Question

Rationalize each denominator. All variables represent positive real numbers.$$\frac{\sqrt{x}+\sqrt{y}}{\sqrt{x}-\sqrt{y}}$$

Answer

**step1** Understanding the Problem

The problem asks to rationalize the denominator of the expression $$\frac{\sqrt{x}+\sqrt{y}}{\sqrt{x}-\sqrt{y}}$$. Rationalizing the denominator means to rewrite the fraction so that there are no radical expressions in the denominator. This specific type of problem, involving square roots of variables and algebraic manipulation, is typically encountered in middle school or high school algebra and is beyond the scope of Common Core standards for grades K-5.

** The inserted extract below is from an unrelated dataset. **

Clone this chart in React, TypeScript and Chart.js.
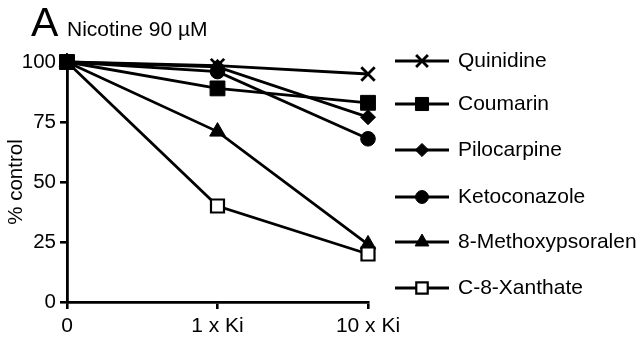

**step2** Identifying the Conjugate of the Denominator

The denominator of the given expression is $$\sqrt{x}-\sqrt{y}$$. To eliminate a radical expression of the form $$(a-b)$$ from the denominator, we multiply it by its conjugate. The conjugate of an expression $$(a-b)$$ is $$(a+b)$$. Therefore, the conjugate of $$\sqrt{x}-\sqrt{y}$$ is $$\sqrt{x}+\sqrt{y}$$.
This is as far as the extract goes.